French Riviera Bakery & Cafe, formerly at 3000 Chimney Rock near Richmond, has moved a few doors down the street to 3100 Chimney Rock. The new cafe space is much larger, which should make it easier to find a seat on Saturday morning when the crowds are thick.

The pain chocolat, chocolate eclairs, and cream puffs here are among the best in the city. The croissants are as good as they get in our humid climate, and the almond croissants, filled with a thick slab of almond paste, are stellar. The espresso is Segafredo Italian brand, made with lots of foamy crema, and served in a Segafredo logo cup.
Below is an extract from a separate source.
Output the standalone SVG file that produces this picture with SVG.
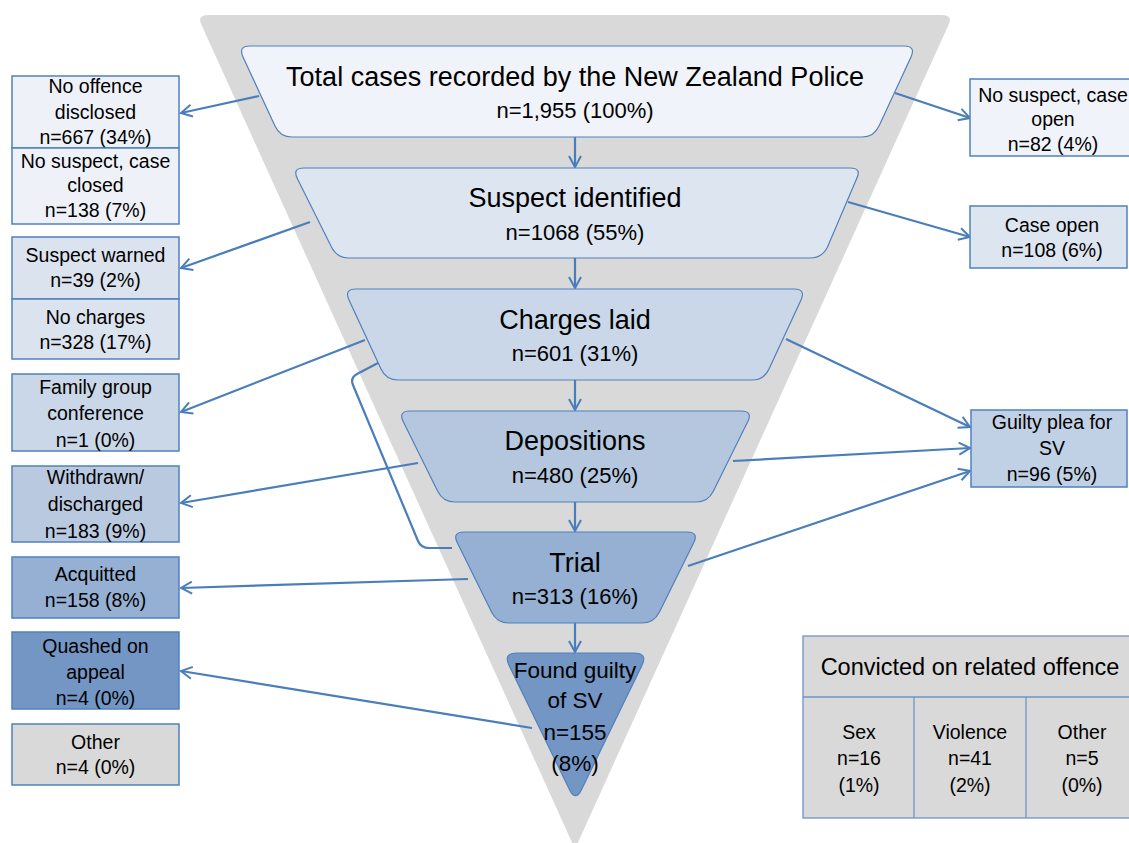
<svg xmlns="http://www.w3.org/2000/svg" width="1129" height="843" viewBox="0 0 1129 843">
<defs>
<style>
text{font-family:"Liberation Sans",Arial,sans-serif;fill:#000;text-anchor:middle}
.big{font-size:27px}
.num{font-size:22px}
.sm{font-size:19.5px}
.fg{font-size:22.5px}
.stage{stroke:#4f81bd;stroke-width:1.2}
.box{stroke:#4f81bd;stroke-width:1.5}
.con{fill:none;stroke:#4a7ebb;stroke-width:2.2}
</style>
<marker id="arr" viewBox="0 0 14 14" refX="12" refY="7" markerWidth="14" markerHeight="14" markerUnits="userSpaceOnUse" orient="auto">
<path d="M1,1 L12,7 L1,13" fill="none" stroke="#4a7ebb" stroke-width="2"/>
</marker>
</defs>
<rect width="1129" height="843" fill="#fff"/>
<path id="funnel" d="M209,15 L941,15 Q953,15 948.9,24.1 L575,849 L201.1,24.1 Q197,15 209,15 Z" fill="#d9d9d9"/>

<g id="connectors" class="con">
<line x1="575" y1="137" x2="575" y2="167" marker-end="url(#arr)"/>
<line x1="575" y1="258" x2="575" y2="288" marker-end="url(#arr)"/>
<line x1="575" y1="380" x2="575" y2="410" marker-end="url(#arr)"/>
<line x1="575" y1="502" x2="575" y2="531" marker-end="url(#arr)"/>
<line x1="575" y1="623" x2="575" y2="652" marker-end="url(#arr)"/>
<line x1="259" y1="96" x2="181" y2="113" marker-end="url(#arr)"/>
<line x1="310" y1="222" x2="181" y2="268" marker-end="url(#arr)"/>
<line x1="365" y1="340" x2="181" y2="412" marker-end="url(#arr)"/>
<line x1="418" y1="463" x2="181" y2="503" marker-end="url(#arr)"/>
<line x1="468" y1="579" x2="181" y2="588" marker-end="url(#arr)"/>
<line x1="532" y1="728" x2="181" y2="671" marker-end="url(#arr)"/>
<line x1="895" y1="93" x2="970" y2="118" marker-end="url(#arr)"/>
<line x1="848" y1="202" x2="970" y2="237" marker-end="url(#arr)"/>
<line x1="786" y1="339" x2="970" y2="427" marker-end="url(#arr)"/>
<line x1="733" y1="461" x2="970" y2="448" marker-end="url(#arr)"/>
<line x1="688" y1="566" x2="970" y2="471" marker-end="url(#arr)"/>
<path d="M378,363 L357,374 Q350,378 353,385 L418,541 Q421,548 429,548 L452,548"/>
</g>

<g id="n-total">
<path class="stage" fill="#f0f3f9" d="M250,46 L904,46 Q916,46 911,57 L879,126 Q874,137 862,137 L292,137 Q280,137 275,126 L243,57 Q238,46 250,46 Z"/>
<text class="big" x="575" y="86">Total cases recorded by the New Zealand Police</text>
<text class="num" x="575" y="118">n=1,955 (100%)</text>
</g>
<g id="n-suspect">
<path class="stage" fill="#dde5f0" d="M304,168 L850,168 Q862,168 856.6,178.7 L827.4,247.3 Q822,258 810,258 L349,258 Q337,258 331.6,247.3 L297.4,178.7 Q292,168 304,168 Z"/>
<text class="big" x="575" y="207">Suspect identified</text>
<text class="num" x="575" y="240">n=1068 (55%)</text>
</g>
<g id="n-charges">
<path class="stage" fill="#c9d7e8" d="M356,289 L794,289 Q806,289 801,299.9 L769,369.1 Q764,380 752,380 L398,380 Q386,380 381,369.1 L349,299.9 Q344,289 356,289 Z"/>
<text class="big" x="575" y="329">Charges laid</text>
<text class="num" x="575" y="361">n=601 (31%)</text>
</g>
<g id="n-depositions">
<path class="stage" fill="#b4c7df" d="M410,411 L741,411 Q753,411 747.7,421.8 L713.3,491.2 Q708,502 696,502 L455,502 Q443,502 437.7,491.2 L403.3,421.8 Q398,411 410,411 Z"/>
<text class="big" x="575" y="450">Depositions</text>
<text class="num" x="575" y="483">n=480 (25%)</text>
</g>
<g id="n-trial">
<path class="stage" fill="#95b0d2" d="M464,532 L687,532 Q699,532 693.7,542.8 L659.3,612.2 Q654,623 642,623 L509,623 Q497,623 491.7,612.2 L457.3,542.8 Q452,532 464,532 Z"/>
<text class="big" x="575" y="572">Trial</text>
<text class="num" x="575" y="604">n=313 (16%)</text>
</g>
<g id="n-guilty">
<path class="stage" fill="#7396c4" d="M517,653 L634,653 Q648,653 641.9,665.6 L581.6,789.4 Q575.5,802 569.4,789.4 L509.1,665.6 Q503,653 517,653 Z"/>
<text class="fg" x="575" y="678">Found guilty</text>
<text class="fg" x="575" y="708">of SV</text>
<text class="fg" x="575" y="740">n=155</text>
<text class="fg" x="575" y="771">(8%)</text>
</g>

<g id="l-nooffence">
<rect class="box" x="12" y="76" width="167" height="72" fill="#eef2f8"/>
<text class="sm" x="95.5" y="93">No offence</text>
<text class="sm" x="95.5" y="119">disclosed</text>
<text class="sm" x="95.5" y="144">n=667 (34%)</text>
</g>
<g id="l-nosuspect">
<rect class="box" x="12" y="148" width="167" height="76" fill="#eef2f8"/>
<text class="sm" x="95.5" y="168">No suspect, case</text>
<text class="sm" x="95.5" y="192">closed</text>
<text class="sm" x="95.5" y="217">n=138 (7%)</text>
</g>
<g id="l-warned">
<rect class="box" x="12" y="237" width="167" height="62" fill="#dbe3ee"/>
<text class="sm" x="95.5" y="262">Suspect warned</text>
<text class="sm" x="95.5" y="287">n=39 (2%)</text>
</g>
<g id="l-nocharges">
<rect class="box" x="12" y="299" width="167" height="60" fill="#dbe3ee"/>
<text class="sm" x="95.5" y="324">No charges</text>
<text class="sm" x="95.5" y="349">n=328 (17%)</text>
</g>
<g id="l-family">
<rect class="box" x="12" y="374" width="167" height="77" fill="#c9d7e8"/>
<text class="sm" x="95.5" y="394">Family group</text>
<text class="sm" x="95.5" y="420">conference</text>
<text class="sm" x="95.5" y="447">n=1 (0%)</text>
</g>
<g id="l-withdrawn">
<rect class="box" x="12" y="466" width="167" height="76" fill="#b9cae0"/>
<text class="sm" x="95.5" y="484">Withdrawn/</text>
<text class="sm" x="95.5" y="511">discharged</text>
<text class="sm" x="95.5" y="538">n=183 (9%)</text>
</g>
<g id="l-acquitted">
<rect class="box" x="12" y="557" width="167" height="61" fill="#95b0d2"/>
<text class="sm" x="95.5" y="581">Acquitted</text>
<text class="sm" x="95.5" y="607">n=158 (8%)</text>
</g>
<g id="l-quashed">
<rect class="box" x="12" y="632" width="167" height="77" fill="#7396c4"/>
<text class="sm" x="95.5" y="653">Quashed on</text>
<text class="sm" x="95.5" y="679">appeal</text>
<text class="sm" x="95.5" y="705">n=4 (0%)</text>
</g>
<g id="l-other">
<rect class="box" x="12" y="724" width="167" height="61" fill="#d9d9d9"/>
<text class="sm" x="95.5" y="749">Other</text>
<text class="sm" x="95.5" y="774">n=4 (0%)</text>
</g>

<g id="r-nosuspectopen">
<rect class="box" x="970" y="79" width="170" height="77" fill="#f0f3f9"/>
<text class="sm" x="1053" y="102">No suspect, case</text>
<text class="sm" x="1053" y="126">open</text>
<text class="sm" x="1053" y="151">n=82 (4%)</text>
</g>
<g id="r-caseopen">
<rect class="box" x="970" y="206" width="157" height="62" fill="#dde5f0"/>
<text class="sm" x="1052" y="232">Case open</text>
<text class="sm" x="1052" y="257">n=108 (6%)</text>
</g>
<g id="r-guiltyplea">
<rect class="box" x="971" y="410" width="156" height="77" fill="#c1d1e5"/>
<text class="sm" x="1052" y="429">Guilty plea for</text>
<text class="sm" x="1052" y="455">SV</text>
<text class="sm" x="1052" y="481">n=96 (5%)</text>
</g>

<g id="t-related">
<rect x="803" y="636" width="334" height="182" fill="#d9d9d9" stroke="#6f93c6" stroke-width="1.3"/>
<line x1="803" y1="697" x2="1137" y2="697" stroke="#6f93c6" stroke-width="1.3"/>
<line x1="914" y1="697" x2="914" y2="818" stroke="#6f93c6" stroke-width="1.3"/>
<line x1="1026" y1="697" x2="1026" y2="818" stroke="#6f93c6" stroke-width="1.3"/>
<text x="970" y="675" style="font-size:23.5px">Convicted on related offence</text>
<text class="sm" x="859" y="739">Sex</text>
<text class="sm" x="859" y="765">n=16</text>
<text class="sm" x="859" y="792">(1%)</text>
<text class="sm" x="970" y="739">Violence</text>
<text class="sm" x="970" y="765">n=41</text>
<text class="sm" x="970" y="792">(2%)</text>
<text class="sm" x="1082" y="739">Other</text>
<text class="sm" x="1082" y="765">n=5</text>
<text class="sm" x="1082" y="792">(0%)</text>
</g>
</svg>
But as good as the sweets are, it's the bread that keeps me coming back. Maybe you're thinking that you've never tried French Riviera Bakery's bread--you're probably mistaken. If you have ever reached into the bread basket at a Houston restaurant and extracted an exceptionally crusty slice of thick French bread, you have probably already sampled the bread from this bakery.
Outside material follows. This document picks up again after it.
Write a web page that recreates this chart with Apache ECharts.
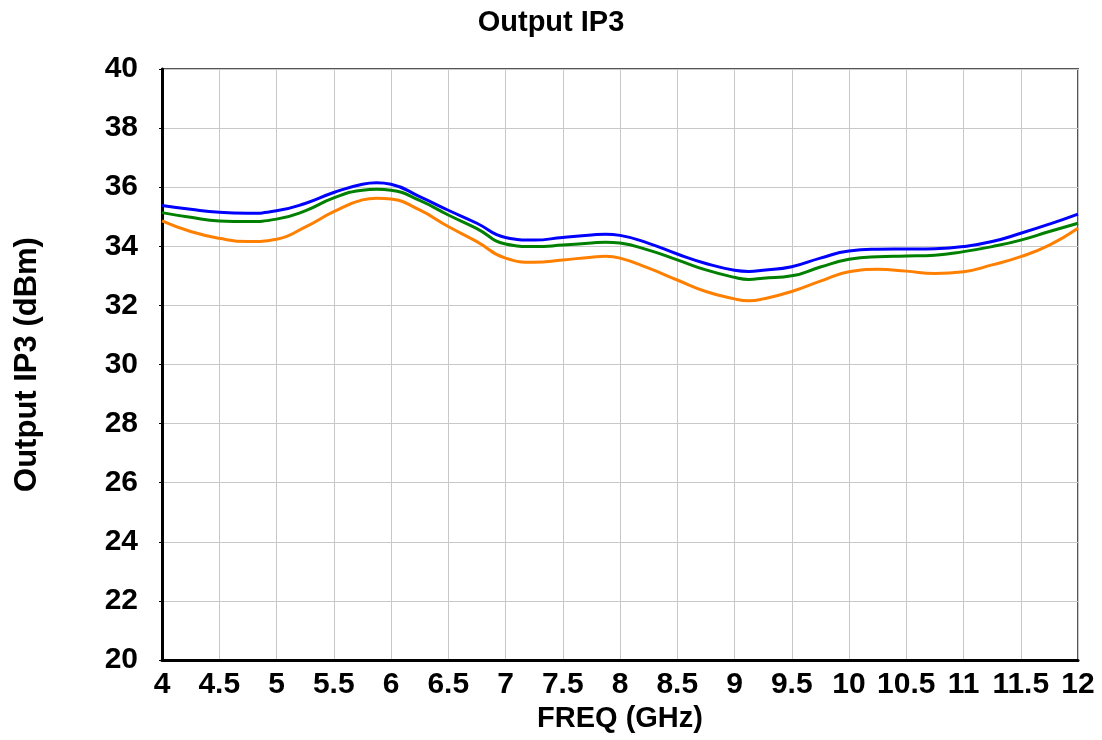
<!DOCTYPE html>
<html>
<head>
<meta charset="utf-8">
<script src="https://cdn.jsdelivr.net/npm/echarts@6/dist/echarts.min.js"></script>
<style>
  html, body { margin: 0; padding: 0; background: #fff; }
  #chart { width: 1102px; height: 740px; }
</style>
</head>
<body>
<div id="chart"></div>
<script>
// Frequency sweep, GHz (extra points near the ripple peaks and dips)
const freq = [4, 4.25, 4.5, 4.75, 5, 5.25, 5.5, 5.75, 5.875, 6, 6.25, 6.5, 6.75, 7, 7.25, 7.5, 7.75, 7.875,
  8, 8.25, 8.5, 8.75, 9, 9.125, 9.25, 9.5, 9.75, 10, 10.25, 10.5, 10.75, 11, 11.25, 11.5, 11.75, 12];

// Output IP3 traces, dBm
const oip3Blue = [35.38, 35.25, 35.15, 35.12, 35.2, 35.45, 35.82, 36.1, 36.15, 36.1, 35.68, 35.22, 34.78,
  34.3, 34.21, 34.3, 34.38, 34.41, 34.37, 34.1, 33.74, 33.42, 33.19, 33.15, 33.19, 33.31, 33.6, 33.84,
  33.9, 33.91, 33.92, 33.99, 34.16, 34.44, 34.75, 35.09];
const oip3Green = [35.14, 34.98, 34.86, 34.84, 34.92, 35.2, 35.64, 35.9, 35.93, 35.9, 35.55, 35.06, 34.6,
  34.08, 33.99, 34.04, 34.11, 34.14, 34.11, 33.87, 33.54, 33.2, 32.95, 32.88, 32.92, 33.0, 33.3, 33.56,
  33.65, 33.67, 33.7, 33.82, 33.99, 34.21, 34.5, 34.78];
const oip3Orange = [34.86, 34.5, 34.27, 34.16, 34.24, 34.65, 35.17, 35.57, 35.63, 35.6, 35.23, 34.67, 34.16,
  33.6, 33.46, 33.54, 33.63, 33.66, 33.6, 33.26, 32.86, 32.47, 32.22, 32.16, 32.22, 32.47, 32.82, 33.14,
  33.22, 33.16, 33.08, 33.14, 33.37, 33.65, 34.04, 34.61];

const pair = ys => freq.map((f, i) => [f, ys[i]]);
const FONT = '"Liberation Sans", Arial, sans-serif';

const chart = echarts.init(document.getElementById('chart'), null, { renderer: 'canvas' });

const line = (name, color, ys) => ({
  name, type: 'line', data: pair(ys), showSymbol: false, smooth: 0.5,
  lineStyle: { color, width: 3 }, itemStyle: { color }, z: 3
});

chart.setOption({
  backgroundColor: '#ffffff',
  animation: false,
  title: {
    text: 'Output IP3', left: 'center', top: 3,
    textStyle: { fontFamily: FONT, fontWeight: 'bold', fontSize: 29, color: '#000' }
  },
  grid: {
    left: 162, right: 24, top: 69, bottom: 80,
    outerBoundsMode: 'none', containLabel: false,
    show: true, borderColor: '#555', borderWidth: 2
  },
  xAxis: {
    type: 'value', min: 4, max: 12, interval: 0.5,
    name: 'FREQ (GHz)', nameLocation: 'middle', nameGap: 44,
    nameTextStyle: { fontFamily: FONT, fontWeight: 'bold', fontSize: 29, color: '#000' },
    axisLine: { show: true, lineStyle: { color: '#000', width: 3 } },
    axisTick: { show: false },
    axisLabel: { fontFamily: FONT, fontWeight: 'bold', fontSize: 30, color: '#000', margin: 10 },
    splitLine: { show: true, lineStyle: { color: '#c8c8c8', width: 1 } }
  },
  yAxis: {
    type: 'value', min: 20, max: 40, interval: 2,
    name: 'Output IP3 (dBm)', nameLocation: 'middle', nameGap: 119,
    nameTextStyle: { fontFamily: FONT, fontWeight: 'bold', fontSize: 31, color: '#000' },
    axisLine: { show: true, lineStyle: { color: '#000', width: 3 } },
    axisTick: { show: true, length: 3, lineStyle: { color: '#000', width: 1 } },
    axisLabel: { fontFamily: FONT, fontWeight: 'bold', fontSize: 30, color: '#000', margin: 24 },
    splitLine: { show: true, lineStyle: { color: '#c8c8c8', width: 1 } }
  },
  series: [
    line('Orange', '#ff8000', oip3Orange),
    line('Green', '#008000', oip3Green),
    line('Blue', '#0000ff', oip3Blue)
  ]
});
</script>
</body>
</html>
Robert Wu wraps a loaf to go

The French Riviera "farmhouse loaf" is served in restaurants all over town. In fact, the bread is so popular, there's a competition to get the limited number of loaves sold to the public every day. I stopped by at 10 a.m. the other morning, and I was way too late. I settled for a boule instead. The boules are great, but the farmhouse bread is exceptional.
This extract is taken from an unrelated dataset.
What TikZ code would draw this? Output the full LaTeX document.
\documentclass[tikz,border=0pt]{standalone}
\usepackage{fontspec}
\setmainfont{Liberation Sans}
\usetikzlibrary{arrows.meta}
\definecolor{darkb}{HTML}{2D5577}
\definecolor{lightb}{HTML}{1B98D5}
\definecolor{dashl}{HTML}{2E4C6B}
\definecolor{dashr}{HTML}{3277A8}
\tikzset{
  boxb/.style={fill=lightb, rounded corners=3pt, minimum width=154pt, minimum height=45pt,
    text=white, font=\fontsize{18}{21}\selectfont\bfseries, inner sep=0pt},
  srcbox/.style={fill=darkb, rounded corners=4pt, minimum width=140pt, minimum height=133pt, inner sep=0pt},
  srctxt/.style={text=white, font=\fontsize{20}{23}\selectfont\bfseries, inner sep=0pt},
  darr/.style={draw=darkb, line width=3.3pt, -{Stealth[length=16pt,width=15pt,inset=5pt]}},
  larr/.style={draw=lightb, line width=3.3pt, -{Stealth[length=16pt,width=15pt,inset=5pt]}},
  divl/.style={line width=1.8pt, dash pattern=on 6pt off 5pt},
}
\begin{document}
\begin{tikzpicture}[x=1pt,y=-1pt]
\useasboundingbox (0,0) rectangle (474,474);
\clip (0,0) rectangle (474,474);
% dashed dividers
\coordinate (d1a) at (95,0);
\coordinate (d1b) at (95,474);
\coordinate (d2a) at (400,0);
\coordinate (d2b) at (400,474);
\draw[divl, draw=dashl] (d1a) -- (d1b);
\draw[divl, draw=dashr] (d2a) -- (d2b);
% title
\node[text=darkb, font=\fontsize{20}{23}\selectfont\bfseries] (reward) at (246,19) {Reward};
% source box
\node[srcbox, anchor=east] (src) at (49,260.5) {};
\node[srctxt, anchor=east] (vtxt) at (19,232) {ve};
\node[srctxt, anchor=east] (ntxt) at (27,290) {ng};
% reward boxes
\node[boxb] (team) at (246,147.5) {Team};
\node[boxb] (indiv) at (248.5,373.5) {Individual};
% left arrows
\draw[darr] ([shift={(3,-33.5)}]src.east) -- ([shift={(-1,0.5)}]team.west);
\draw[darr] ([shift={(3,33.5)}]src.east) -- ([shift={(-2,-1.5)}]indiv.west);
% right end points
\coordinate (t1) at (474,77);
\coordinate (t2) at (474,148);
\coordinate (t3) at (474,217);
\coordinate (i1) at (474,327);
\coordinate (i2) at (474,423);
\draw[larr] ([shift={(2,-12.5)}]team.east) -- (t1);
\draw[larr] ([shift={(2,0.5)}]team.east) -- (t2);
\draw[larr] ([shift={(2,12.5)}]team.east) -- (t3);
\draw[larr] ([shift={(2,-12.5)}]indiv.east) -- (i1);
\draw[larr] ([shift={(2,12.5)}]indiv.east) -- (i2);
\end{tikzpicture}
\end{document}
Many people think the owners of French Riviera Bakery are of Vietnamese descent. The rich history of French-Vietnamese culinary hybridization and the many Vietnamese bakeries with French names around town make this an easy mistake to make. In fact, owners Louis and Robert Wu grew up in Madagascar, another former French colony. Louis Wu studied baking in France. He worked as an apprentice and then as a baker in Paris for many years before he came to Houston.

Trendy bakeries come and go in Houston. French Riviera Bakery has been around for decades.